Monday, September 27, 2010
Applause for Kubiak candor on pass D
By Paul Kuharsky
Bravo to Gary Kubiak for what he had at his Monday press conference about a couple of Dallas touchdown passes plays a day earlier in Houston's first loss of the season.
Far too often, coaches pussyfoot around in the postgame conversation and on Mondays after watching films, refusing to name names as if players will get their feelings hurt. Coaches also fear they’ll appear to be passing the buck, but there is a way to convey a message of personal responsibilities without throwing a guy under the bus. I think Kubiak knows how and should teach some seminars.
Mistakes have been thoroughly dissected in film review by the time a coach comments. And while a player like safety Bernard Pollard talked a bunch Saturday about accountability “to each other,” a similar accountability with the media and the fans does two things: It wins good faith and it assures the wrong guy isn’t fingered as a culprit.
Kubiak said rookie corner Kareem Jackson was not expecting safety help when Tony Romo altered a run play and threw a quick, short pass that Roy Williams took 63 yards for a score.
“It was just an adjustment on their part and Kareem has got to make that play,” Kubiak said. “He’s in bump-man. No, he’s not getting any help. He’s just got to lock him down and they’ve got a bad play [for Houston]. He gets out of whack. Roy is a big kid and threw him, got his body out of whack and it ends up being a home run. But no, he was not expecting any help.”
Even thought Eugene Wilson might have had no responsibilities there, once Jackson fell down and Williams was behind him, Wilson seemed gimpy or half-hearted or both in his pursuit of Williams.
On Williams' earlier 15-yard TD catch, nickel corner Brice McCain was beat but turned with palms up toward Wilson after the play as if he had expected something different.
“McCain is in man coverage there also, sitting on his outside shoulder” Kubiak said. “There’s help in the middle of the field, but there’s not help vertical. So he’s got to squeeze that route and make that play.”
As for the defensive failures so far for the Texans, Kubiak said his team hasn’t lived up to the offseason emphasis on 60-minute efforts.
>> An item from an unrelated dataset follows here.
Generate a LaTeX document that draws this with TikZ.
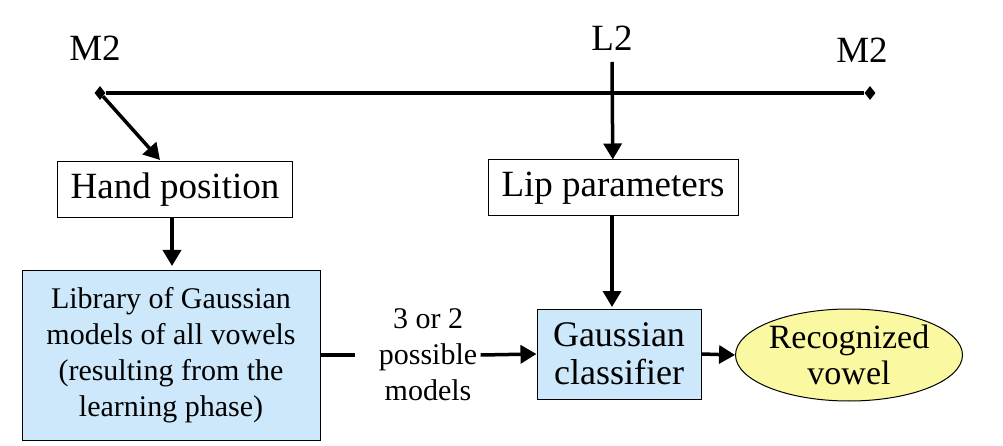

“I thought we played very good defense for 40 plays,” Kubiak said. “We had us in a 10-3 game, had kept them in check and gave us many opportunities offensively to be in the ball game. We thought we’d be in a game like that. We had a span, from the 41st play to the 54th or 55th play, 14- or 15-play span, where we gave up 182 yards and two touchdowns. Big plays have been our Achilles' heel on defense up to this point in this young season. It’s something that has to get fixed. There’s no reason for somebody to walk in our stadium and for us to give up 385 yards of offense. I don’t care who we’re playing. We’ve got to get it fixed, whether we’re young on the back end or not. None of that matters. We’ve got to get it fixed…”
“I keep seeing spurts of us playing very good defense. First off, you go to the Colts game and up until the point where GQ [Glover Quin] may get that pick in the fourth quarter, we’re fixing to hold Indy to 10 points. That’s unbelievable to do that. But yet, we didn’t. We got bad at the end of the game. Washington, we played very poorly for three quarters, and in the fourth quarter we hold them to 20-something yards and come back and win the game. Then yesterday, we played 38 minutes of great, great defensive football. So there are signs that we are capable of doing that and the fact that we get bad in certain periods of the game, for whatever reason, is causing us to give up way too many yards and too many points and too many big plays. It’s just about consistency, and the only way to get it is to go do it. This would be a good week to start.”